Harga Kedelai Selangit Bikin Produsen Tahu-Tempe Menjerit

Jakarta, CNBC Indonesia - Harga kedelai global mengalami kenaikan pada 2020. Kenaikan harga yang fantastis juga dirasakan oleh masyarakat Tanah Air, terutama bagi mereka yang merupakan produsen tempe maupun tahu.
Harga kontrak futures (berjangka) kedelai di Bursa Komoditas Dalian meroket tajam tahun lalu. Tak tanggung-tanggung, harga kedelai melesat 65%. Kenaikan harga kedelai juga mengakibatkan harga produk turunannya seperti minyak kedelai juga ikut terkerek naik.
Dalam laporan terbarunya, FAO mencatat harga minyak kedelai mengalami lonjakan lantaran ketersediaan ekspor di Amerika Selatan yang minim dibarengi dengan peningkatan permintaan, terutama dari India.
Selain India, China juga merupakan negara yang banyak mengimpor kedelai. Menurut Ketua Umum Gabungan Koperasi Tempe dan Tahu Indonesia Aip Syarifuddin, China mengimpor hampir semua jenis kedelai, baik yang kualitasnya bagus maupun buruk.
Di Negeri Tirai Bambu, penggunaan kedelai pun beragam. Ada yang dikonsumsi untuk pakan ternak, terutama babi, susu hingga untuk minyak nabati. Menjelang tahun baru Imlek pada Februari biasanya permintaan terhadap daging babi meningkat.
Geliat sektor peternakan babi membuat permintaan terhadap pakannya mengalami kenaikan. Sebagai salah satu importir terbesar di dunia, wajar saja jika permintaan yang tinggi di China turut mengerek harga kedelai.
"Permintaan China yang tadinya 75 juta ton, naik jadi 92 juta ton sekarang, permintaan naik katanya ya untuk Imlek Februari. Kemudian bikin cadangan lagi 25 juta ton, katanya agar babi gemuk untuk pesta imlek, sehingga permintaan dari China luar biasa," kata Aip kepada CNBC Indonesia.
Kenaikan harga kedelai global juga turut dirasakan di Tanah Air. Harga kedelai bahkan sudah mencapai Rp 10.000 per kg. Hal ini membuat para produsen tempe dan tahu menjerit dan memutuskan untuk mogok produksi.
"Kita mogok penjualan tanggal 1,2 dan 3 ini, sementara mogok produksi 30,31 dan 1 Januari kemarin. Karena tempe ada prosesnya seperti fermentasi dan lain, yang dijual hari ini, bisa produksi dari hari Kamisnya bahkan Rabunya," kata Ketua Sahabat Pengrajin Tempe Pekalongan Indonesia (SPTP I ) Jakarta Barat, Mu'alimin kepada CNBC Indonesia, Sabtu (02/01/2021).

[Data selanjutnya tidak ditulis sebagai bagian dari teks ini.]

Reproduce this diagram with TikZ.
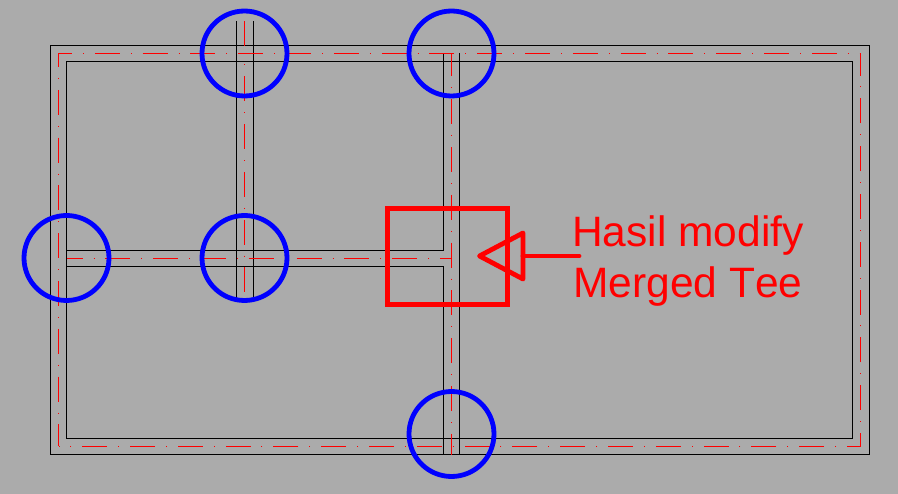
\documentclass[tikz,border=0pt]{standalone}
\usepackage{fontspec}
\setmainfont[Kerning=Off]{Liberation Sans}
\usepackage{tikz}
\usetikzlibrary{positioning}
\definecolor{plangray}{HTML}{ABABAB}
\tikzstyle{pipe} = [draw=black, line width=1.2pt]
\tikzstyle{centreline} = [color=red, line width=1.6pt, dash pattern=on 25pt off 11pt on 1pt off 10.8pt]
\tikzstyle{joint} = [draw=blue, circle, line width=4.8pt, minimum size=85pt, inner sep=0]
\tikzstyle{markbox} = [draw=red, rectangle, line width=4.8pt, minimum width=120pt, minimum height=96.5pt, inner sep=0]
\tikzstyle{marker} = [draw=red, line width=4.8pt, line join=round, line cap=round]
\tikzstyle{note} = [text=red, inner sep=0, anchor=base west, font=\fontsize{42.5}{50}\selectfont]

\begin{document}
\begin{tikzpicture}[x=1pt, y=-1pt]
	  \fill [plangray] (0,0) rectangle (898,494);
	  \useasboundingbox (0,0) rectangle (898,494);

	  \draw [pipe] (50.5,45.5) rectangle (869.5,454.5);
	  \draw [pipe] (66.5,61.5) rectangle (852.5,438.5);
	  \draw [pipe] (236.5,21) -- (236.5,298);
	  \draw [pipe] (253.5,21) -- (253.5,298);
	  \draw [pipe] (66.5,250.5) -| (443.5,53);
	  \draw [pipe] (66.5,266.5) -| (443.5,455);
	  \draw [pipe] (459.5,53) -- (459.5,455);

	  \draw [centreline, dash phase=11.5pt] (58.5,53.5) -- (860.5,53.5);
	  \draw [centreline, dash phase=11.5pt] (58.5,53.5) -- (58.5,446.5);
	  \draw [centreline, dash phase=11.5pt] (860.5,446.5) -- (58.5,446.5);
	  \draw [centreline, dash phase=11.5pt] (860.5,446.5) -- (860.5,53.5);
	  \draw [centreline, dash phase=9pt] (66.5,258.5) -- (451.5,258.5);
	  \draw [centreline, dash phase=2pt] (451.5,53.5) -- (451.5,455);
	  \draw [centreline, dash phase=0pt] (244.5,21) -- (244.5,53.5);
	  \draw [centreline, dash phase=25pt] (244.5,53.5) -- (244.5,298);

	  \node [joint] (topleft) at (244.5,53.5) {};
	  \node [joint] (topright) at (451.5,53.5) {};
	  \node [joint] (midleft) at (66.5,258) {};
	  \node [joint] (midcentre) at (244.5,258) {};
	  \node [joint] (bottom) at (451.5,434) {};

	  \node [markbox] (tee) at (447.5,256.4) {};
	  \coordinate (tip) at (479.5,256);
	  \coordinate (tail) at (579,256);
	  \coordinate (back) at (523,256);
	  \draw [marker] (tip) -- (523,233) -- (523,279) -- cycle;
	  \draw [marker] (back) -- (tail);

	  \node [note] (hasil) at (572,247) {Hasil modify};
	  \node [note] (merged) at (573,297.5) {Merged Tee};
\end{tikzpicture}
\end{document}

Mengacu pada laporan Bappenas, Sebagian besar kedelai oleh masyarakat Indonesia dikonsumsi dalam bentuk produk olahan, seperti tahu, tempe, tauco, oncom, kecap, dan susu kedelai.
Luas lahan panen kedelai pada periode 2015-2019 terus mengalami fluktuasi. Begitu juga dengan produksinya. Mirisnya sampai dengan Oktober tahun 2019, produksi kedelai baru 480 ribu ton saja, atau hanya 16% dari target yang dipatok di awal 2,8 juta ton.
Padahal setiap tahunnya Indonesia diperkirakan mengkonsumsi 2,8 juta ton kedelai. Akibatnya, kekurangan pasokan kedelai tersebut harus ditambal dengan mengimpor sebanyak 2,3-2,7 juta ton dalam lima tahun terakhir.
Lebih dari 90% kedelai yang diimpor RI berasal dari Amerika Serikat. Ketergantungan akan impor inilah yang membuat harga kedelai di dalam negeri rentan mengalami fluktuasi dan sangat sensitif terhadap dinamika supply dan demand global.
Menurut Aip, ketika pasokan tidak mampu mengakomodasi seluruh permintaan, AS sebagai produsen global akan cenderung memprioritaskan China karena ukuran pasar yang besar dan karakteristik China yang mengimpor berbagai jenis kedelai.